The cover slip though formed in one piece has three distinct parts. The culture segment which is flat, a handle and a connecting segment which joins the culture segement and the handle. The culture segment has dimensions such that it may lie flat upon the flat portion of the wall of the chamber with its distal end located underneath the guide rib formed in the closed end of the tube. The connecting segment rises from the culture segment and connects to the handle which lies substantially in a plane parallel to that in which the culture segment lies and is of a height above the culture segment such that when the cover slip is located in its growth position within the tube, the handle clears the dam located in the neck of the tube. The connecting segment rises at an angle that is steeper than the angle the dam makes with the flat portion of the tube, so that when the cover slip is in position the connecting segment and the dam have a wedged shaped gap between them. This gap prevents the liquid from rising in the space between the connecting segment and the dam by capillary action.

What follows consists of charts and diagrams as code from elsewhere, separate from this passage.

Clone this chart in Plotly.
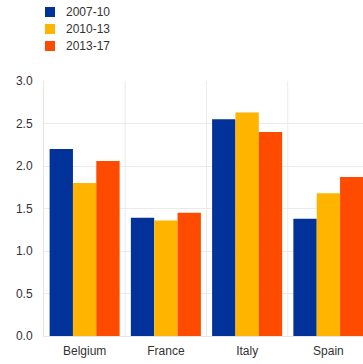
import plotly.graph_objects as go

categories = ["Belgium", "France", "Italy", "Spain"]
series_names = ["2007-10", "2010-13", "2013-17"]
v_2007_10 = [2.20, 1.39, 2.55, 1.38]
v_2010_13 = [1.80, 1.36, 2.63, 1.68]
v_2013_17 = [2.06, 1.45, 2.40, 1.87]
colors = ["#003299", "#FFB400", "#FF4B00"]

W, H = 363, 364
ML, MR, MT, MB = 44, 0, 81, 28
PW, PH = W - ML - MR, H - MT - MB

fig = go.Figure()
for name, vals, col in zip(series_names, [v_2007_10, v_2010_13, v_2013_17], colors):
    fig.add_trace(go.Bar(x=categories, y=vals, name=name, marker_color=col,
                         marker_line_width=0, showlegend=False))

def px_x(p):
    return (p - ML) / PW

def px_y(p):
    return (H - MB - p) / PH

# manual legend
leg_y = [12, 29, 46]
for name, col, cy in zip(series_names, colors, leg_y):
    fig.add_shape(type="rect", xref="paper", yref="paper",
                  x0=px_x(45), x1=px_x(55), y0=px_y(cy + 5), y1=px_y(cy - 5),
                  fillcolor=col, line_width=0)
    fig.add_annotation(text=name, xref="paper", yref="paper", x=px_x(64), y=px_y(cy),
                       xanchor="left", yanchor="middle", showarrow=False,
                       font=dict(size=12, color="#333333"))

fig.update_layout(
    width=W, height=H,
    margin=dict(l=ML, r=MR, t=MT, b=MB, pad=0),
    paper_bgcolor="white", plot_bgcolor="white",
    bargap=0.138, bargroupgap=0, barmode="group",
    font=dict(family="Liberation Sans, Arial, sans-serif", size=12, color="#333333"),
    xaxis=dict(range=[-0.5, 3.426], showgrid=False, showline=True, linecolor="#e6e6e6",
               linewidth=1, ticks="", ticklabelstandoff=4, tickfont=dict(size=12),
               fixedrange=True),
    yaxis=dict(range=[0, 3], dtick=0.5, tickformat=".1f", showgrid=True,
               gridcolor="#ebebeb", gridwidth=1, zeroline=False, showline=True,
               linecolor="#e6e6e6", linewidth=1, ticks="", ticklabelstandoff=8,
               tickfont=dict(size=12)),
)
# category separators (vertical grid between categories)
for b in [0.5, 1.5, 2.5]:
    fig.add_shape(type="line", xref="x", yref="paper", x0=b, x1=b, y0=0, y1=1,
                  line=dict(color="#ebebeb", width=1), layer="below")

fig.write_html("out.html")
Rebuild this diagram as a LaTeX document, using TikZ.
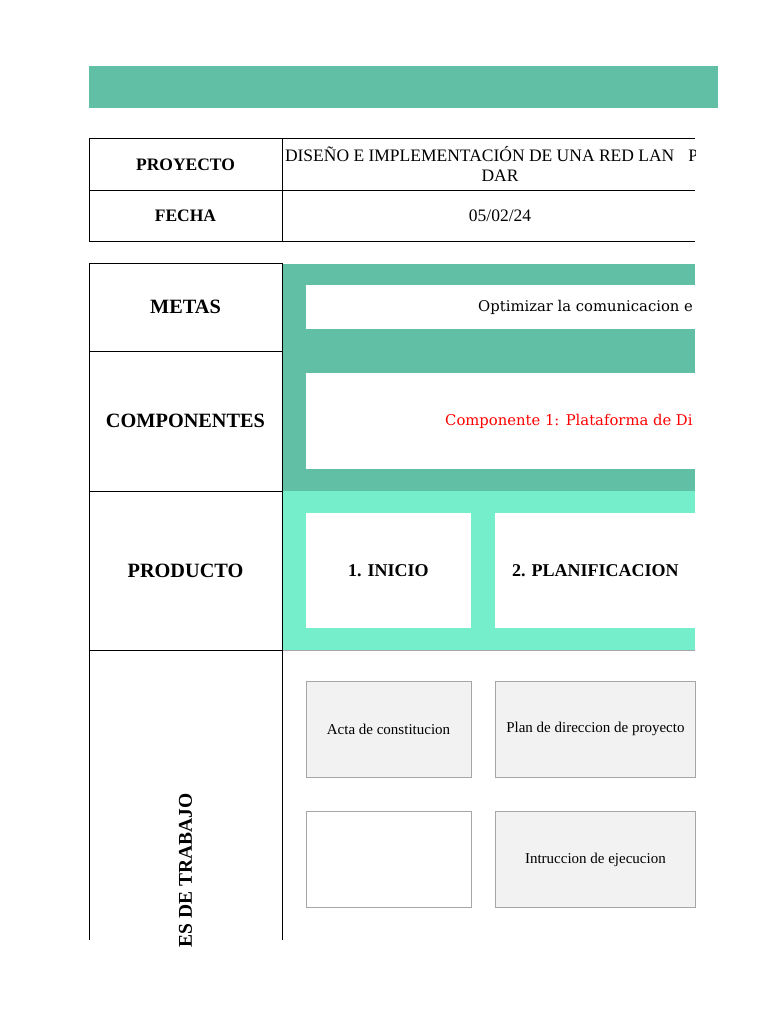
\documentclass[tikz,border=0pt]{standalone}
\usepackage{fontspec}
\setmainfont{Liberation Serif}
\newfontfamily\bodyserif{DejaVu Serif}
\usepackage{tikz}
\usetikzlibrary{positioning}
\definecolor{mint}{RGB}{97,191,165}
\definecolor{aquamint}{RGB}{116,238,203}
\definecolor{cellgray}{RGB}{242,242,242}
\definecolor{edgegray}{RGB}{166,166,166}

\begin{document}
\begin{tikzpicture}[x=1pt,y=-1pt]
  % project planning sheet, cut off at the right edge
  \tikzset{lbl/.style={font=\fontsize{17.5}{19.5}\selectfont},
    hdr/.style={font=\fontsize{20.3}{24}\selectfont\bfseries},
    phase/.style={fill=white,minimum height=115pt,font=\fontsize{18}{22}\selectfont\bfseries},
    task/.style={draw=edgegray,fill=cellgray,minimum width=165pt,minimum height=96pt,font=\fontsize{15}{18}\selectfont},
    grid/.style={line width=1pt,black}}
  \useasboundingbox[fill=white] (0,0) rectangle (768,1024);
  \fill[mint] (89,66) rectangle (718,108);
  % header table
  \draw[grid] (89,139) -- (695,139) (89,191) -- (695,191) (89,241) -- (695,241);
  \draw[grid] (89,139) -- (89,241) (282,139) -- (282,241);
  \node[lbl,font=\fontsize{17.5}{19.5}\selectfont\bfseries] (proy) at (185.5,165) {PROYECTO};
  \node[lbl,font=\fontsize{17.5}{19.5}\selectfont\bfseries] (fecha) at (185.5,216) {FECHA};
  \node[lbl] (fechatxt) at (500,216) {05/02/24};
  % coloured bands
  \fill[mint] (283,264) rectangle (695,491);
  \fill[white] (306,285) rectangle (695,329);
  \fill[white] (306,373) rectangle (695,469);
  \fill[aquamint] (283,491) rectangle (695,650);
  \begin{scope}
    \clip (0,0) rectangle (695,1024);
    \node[lbl,align=center] (proytxt) at (500,164) {\makebox[430pt][l]{DISEÑO E IMPLEMENTACIÓN DE UNA RED LAN\hspace{14pt}P}\\DAR};
    \node[anchor=west,inner sep=0pt,font=\bodyserif\fontsize{14.8}{18}\selectfont] (meta) at (478,307) {Optimizar la comunicacion e};
    \node[anchor=west,inner sep=0pt,text=red,font=\bodyserif\fontsize{14.8}{18}\selectfont] (comp) at (445,421) {Componente 1: Plataforma de Di};
  \end{scope}
  % left column of the matrix
  \draw[grid] (89,940) -- (89,263) -- (282,263) -- (282,940);
  \draw[grid] (89,351) -- (282,351) (89,491) -- (282,491) (89,650) -- (282,650);
  \draw[edgegray] (283,650) -- (695,650);
  \node[hdr] (metas) at (185.5,307) {METAS};
  \node[hdr] (comps) at (185.5,421) {COMPONENTES};
  \node[hdr] (prod) at (185.5,570.5) {PRODUCTO};
  \begin{scope}
    \clip (0,0) rectangle (768,946);
    \node[hdr,rotate=90,anchor=east,inner sep=0pt,font=\fontsize{19.5}{24}\selectfont\bfseries] (trab) at (185.5,793) {ES DE TRABAJO};
  \end{scope}
  % phases and work items
  \node[phase,minimum width=165pt] (inicio) at (388.5,570.5) {1. INICIO};
  \node[phase,minimum width=200pt,right=24pt of inicio] (plan) {2. PLANIFICACION};
  \node[task] (acta) at (388.5,729) {Acta de constitucion};
  \node[task,minimum width=200pt,right=24pt of acta] (pdir) {Plan de direccion de proyecto};
  \node[task,fill=white,below=34pt of acta] (vacio) {};
  \node[task,minimum width=200pt,right=24pt of vacio] (instr) {Intruccion de ejecucion};
\end{tikzpicture}
\end{document}
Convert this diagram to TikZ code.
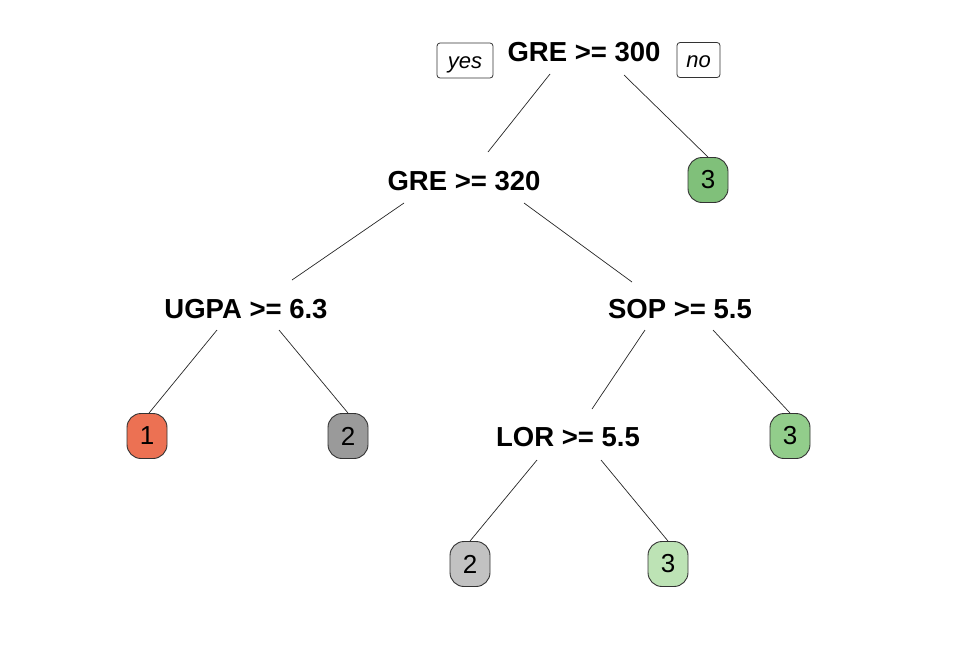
\documentclass[tikz,border=0pt]{standalone}
\usepackage{fontspec}
\setmainfont{Liberation Sans}
\definecolor{leafred}{HTML}{EC7153}
\definecolor{leafgray}{HTML}{9A9A9A}
\definecolor{leaflgray}{HTML}{C2C2C2}
\definecolor{leafgreen}{HTML}{80C07A}
\definecolor{leafmgreen}{HTML}{92CD8B}
\definecolor{leaflgreen}{HTML}{BDE3B5}
\tikzset{
  split/.style={font=\fontsize{27.5}{30}\selectfont\bfseries, inner sep=0pt},
  leaf/.style={draw=black!80, line width=0.9pt, rounded corners=14pt, minimum width=40pt, minimum height=45pt, inner sep=0pt, font=\fontsize{26}{30}\selectfont},
  yn/.style={draw=black!80, line width=0.8pt, rounded corners=3pt, minimum height=35pt, inner sep=0pt, text height=17pt, text depth=2pt, font=\fontsize{22}{24}\selectfont\itshape},
  conn/.style={line width=0.7pt, black!85}
}
\begin{document}
\begin{tikzpicture}[x=1pt,y=-1pt]
\useasboundingbox (0,0) rectangle (972,646);
\node[split] (root) at (584,52) {GRE >= 300};
\node[yn, minimum width=56pt] (yes) at (465,60.5) {yes};
\node[yn, minimum width=43pt] (no) at (698.5,60) {no};
\node[split] (g320) at (464,181) {GRE >= 320};
\node[leaf, fill=leafgreen] (l3a) at (708,180) {3};
\node[split] (ugpa) at (246,309) {UGPA >= 6.3};
\node[split] (sop) at (680,309) {SOP >= 5.5};
\node[leaf, fill=leafred] (l1) at (147,436) {1};
\node[leaf, fill=leafgray] (l2a) at (348,436) {2};
\node[split] (lor) at (568,437) {LOR >= 5.5};
\node[leaf, fill=leafmgreen] (l3b) at (790,436) {3};
\node[leaf, fill=leaflgray] (l2b) at (470,564) {2};
\node[leaf, fill=leaflgreen] (l3c) at (668,564) {3};

\draw[conn] ([shift={(-34,22)}]root.center) -- ([shift={(24,-29)}]g320.center);
\draw[conn] ([shift={(40,23)}]root.center) -- (l3a.north);
\draw[conn] ([shift={(-60,22)}]g320.center) -- ([shift={(46,-29)}]ugpa.center);
\draw[conn] ([shift={(60,22)}]g320.center) -- ([shift={(-48,-27)}]sop.center);
\draw[conn] ([shift={(-29,21)}]ugpa.center) -- ([xshift=2pt]l1.north);
\draw[conn] ([shift={(33,21)}]ugpa.center) -- (l2a.north);
\draw[conn] ([shift={(-35,21)}]sop.center) -- ([shift={(24,-28)}]lor.center);
\draw[conn] ([shift={(33,21)}]sop.center) -- (l3b.north);
\draw[conn] ([shift={(-31,23)}]lor.center) -- (l2b.north);
\draw[conn] ([shift={(33,23)}]lor.center) -- (l3c.north);
\end{tikzpicture}
\end{document}
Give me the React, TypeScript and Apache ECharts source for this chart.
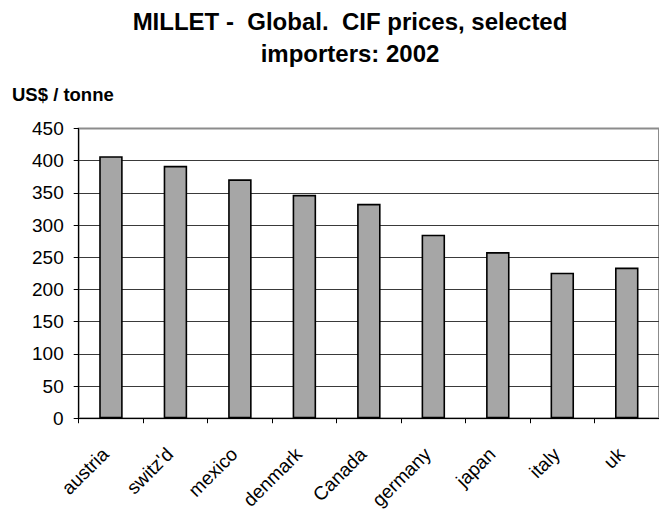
import React, { useEffect, useRef } from "react";
import * as echarts from "echarts";

const categories = ["austria", "switz'd", "mexico", "denmark", "Canada", "germany", "japan", "italy", "uk"];
const prices = [407, 392, 371, 347, 333, 285, 258, 226, 234];
const titleLines = ["MILLET -  Global.  CIF prices, selected", "importers: 2002"];
const unitLabel = "US$ / tonne";
const yMin = 0;
const yMax = 450;
const yStep = 50;

const FONT = "'Liberation Sans', Arial, sans-serif";

export default function App() {
  const ref = useRef<HTMLDivElement>(null);
  useEffect(() => {
    if (!ref.current) return;
    const chart = echarts.init(ref.current, undefined, { renderer: "svg" });
    const nLines = (yMax - yMin) / yStep + 1;
    const splitColors = Array.from({ length: nLines }, (_, i) => (i === nLines - 1 ? "#8c8c8c" : "#3a3a3a"));
    chart.setOption({
      animation: false,
      backgroundColor: "#ffffff",
      textStyle: { fontFamily: FONT },
      graphic: [
        {
          type: "text",
          x: 350,
          y: 5.5,
          style: {
            text: titleLines.join("\n"),
            textAlign: "center",
            textVerticalAlign: "top",
            lineHeight: 32,
            font: `bold 24px ${FONT}`,
            fill: "#000",
          },
        },
        {
          type: "text",
          x: 12,
          y: 94,
          style: {
            text: unitLabel,
            textAlign: "left",
            textVerticalAlign: "middle",
            font: `bold 18.5px ${FONT}`,
            fill: "#000",
          },
        },
      ],
      grid: {
        left: 78.7,
        top: 128.5,
        width: 591.3,
        height: 292.8,
        show: true,
        borderColor: "#8c8c8c",
        borderWidth: 2,
        containLabel: false,
      },
      xAxis: {
        type: "category",
        data: categories,
        boundaryGap: true,
        axisLine: { show: true, lineStyle: { color: "#000", width: 1 } },
        axisTick: { show: true, length: 5, inside: false, interval: 0, lineStyle: { color: "#000" } },
        axisLabel: {
          interval: 0,
          rotate: 45,
          fontSize: 19,
          color: "#000",
          margin: 27,
          padding: [0, 8, 0, 0],
          fontFamily: FONT,
        },
        splitLine: { show: false },
      },
      yAxis: {
        type: "value",
        min: yMin,
        max: yMax,
        interval: yStep,
        axisLine: { show: true, lineStyle: { color: "#000", width: 1 } },
        axisTick: { show: true, length: 5, inside: false, lineStyle: { color: "#000" } },
        axisLabel: { fontSize: 19, color: "#000", margin: 15, fontFamily: FONT },
        splitLine: { show: true, lineStyle: { color: splitColors, width: 1 } },
      },
      series: [
        {
          type: "bar",
          data: prices,
          barWidth: 23.5,
          itemStyle: { color: "#a6a6a6", borderColor: "#000", borderWidth: 1.6 },
        },
      ],
    });
    return () => chart.dispose();
  }, []);
  return <div ref={ref} style={{ position: "fixed", left: 0, top: 0, width: 659, height: 512 }} />;
}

The handle is of length such that it does not protrude from the open end of the tube when the cover slip is in its growth position and therefore it does not prevent the cap from being screwed onto the tube. The handle is serrated and further because the handle is not in contact with the walls of the tube when the slip is in place, the handle may be grasped easily and securely, by tweezers, for easy manipulation. To strengthen the handle, ribs are formed along its sides.
Also molded into the neck of the tube is a spacer rib which is located centrally on the chamber side of the dam. This spacer rib maintains a separation between the dam and the cover slip connecting segment, which prevents the undersirable capillary action. The spacer rib also is angled and located so that it acts cooperatively with the guide rib to guide the cover slip into position and hold it in place.